Overall, Maine emerged as a moderate reform state. Many of these reforms, even if initiated by citizens, were filtered through the state legislative process. Maine placed the following voter powers directly into the state constitution:
- The Initiative and Referendum – the people’s power to make laws without a legislature.
- The People’s Veto – to people’s power to veto laws without a governor
- Direct Political Primaries – in state law, the people’s power to vote directly in political party primaries and choose candidates by a public process.
LWVME: Are Maine Citizens more politically engaged now?
Adams: If voter turnout in Presidential election years is used as the standard, Maine consistently ranks as one of the very best high-voting states in the United States. From 1992 to 2008, Maine was one of only 5 states in the United States to achieve over 70 % voter turnout. In 2012, Maine was still in the top six states, edged out by fractional percentages elsewhere.
Why? Political scientists credit Maine’s easy voter registration process and same-day voter registration option, adopted in 1973.
This is the record as follows:
- 1992 – Maine # 1 in the US, at 61 % turnout.
- 1996 – Maine # 1 in the US, at 64 %
- 2000 – Maine # 2 in the US, at 67.34 %
- 2004 – Maine # 2 in the US, at 73.4 %
- 2008 – Maine # 3 in all US, at 72.7 % (Maine was one of only 3 states in the US to top 70 % voter turnout in 2008)
- 2012 – Maine # 6 in the US, at 69.2 % ( edged out fractionally by Iowa )

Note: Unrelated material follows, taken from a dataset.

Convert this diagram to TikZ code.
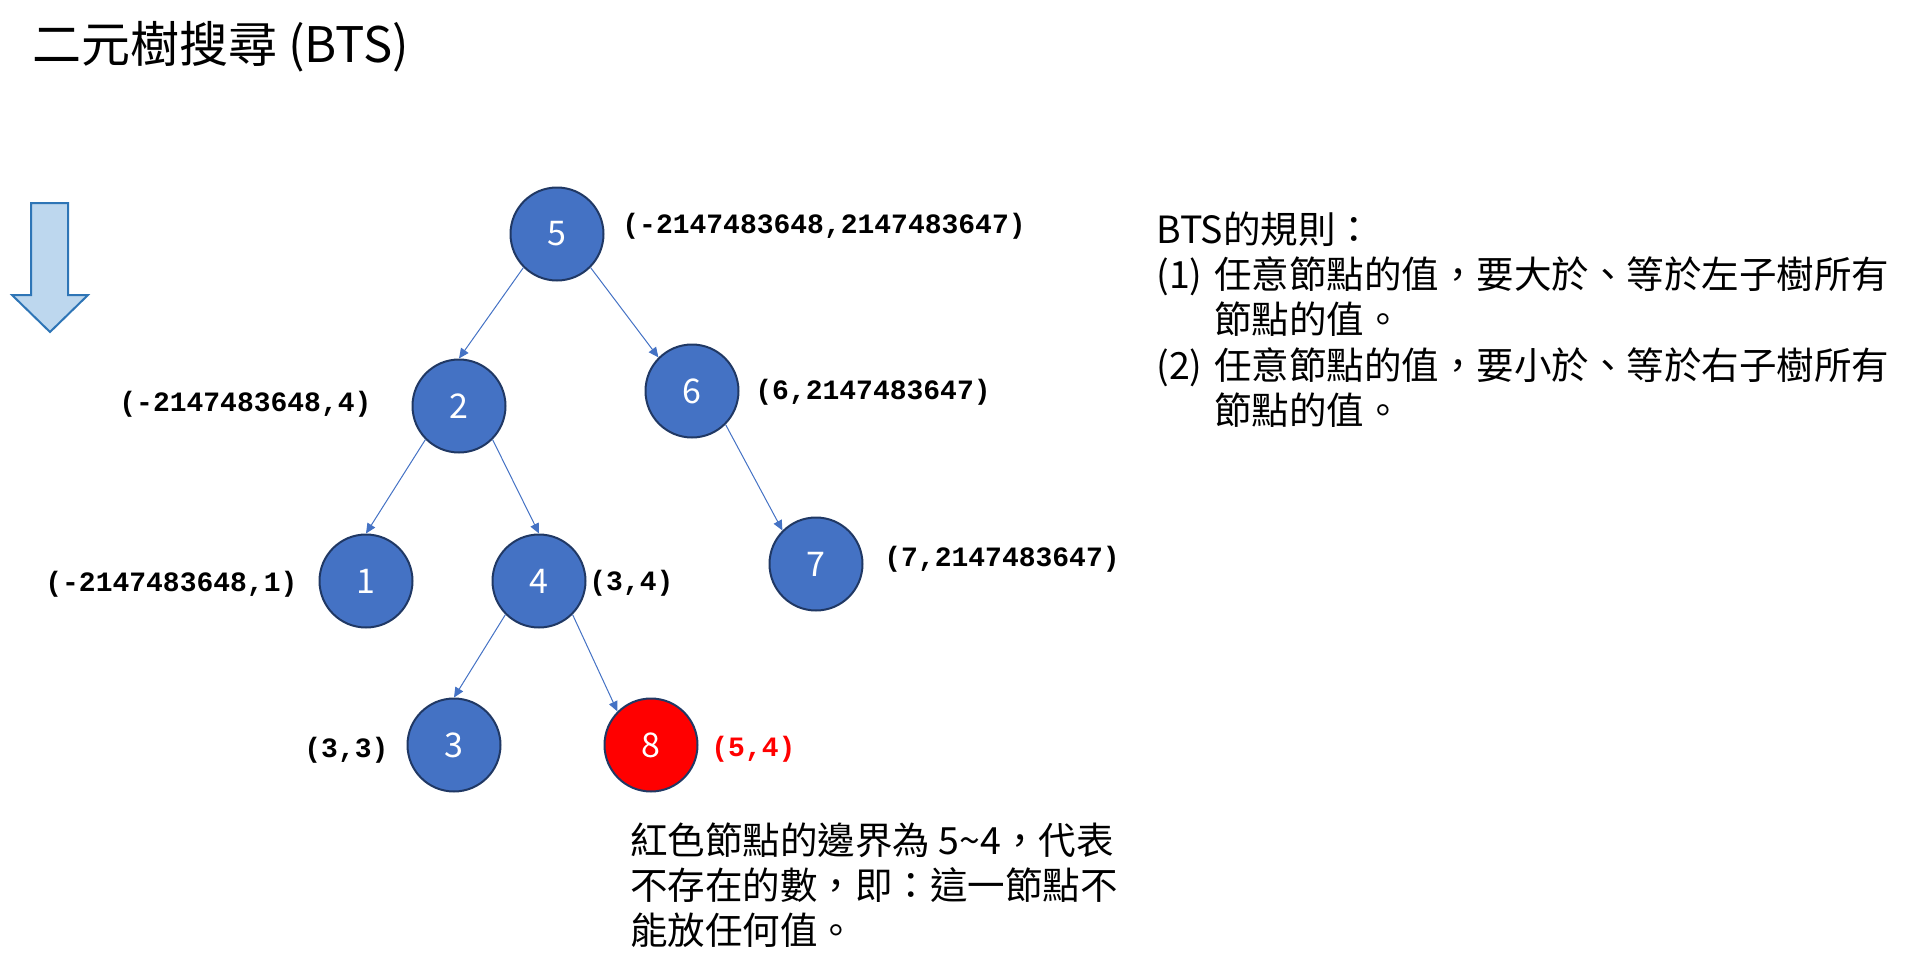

Please note that the above percentages are calculated as the % of Maine’s voting age population who cast a ballot – not just the % of Mainers registered to vote who cast a ballot. This means Maine’s calculated percentage is the larger percent of the higher number (our whole State population). It’s a very high standard and a very remarkable commitment to voting demonstrated for more than 25 years.
LWVME: Thank you!
Herbert Adams teaches history at SMCC and served 8 years in the State House of Representatives. We are grateful to Mr. Adams for his time and expertise. Any errors in reposting portions of his responses are the responsibility of the Board and not Mr. Adams.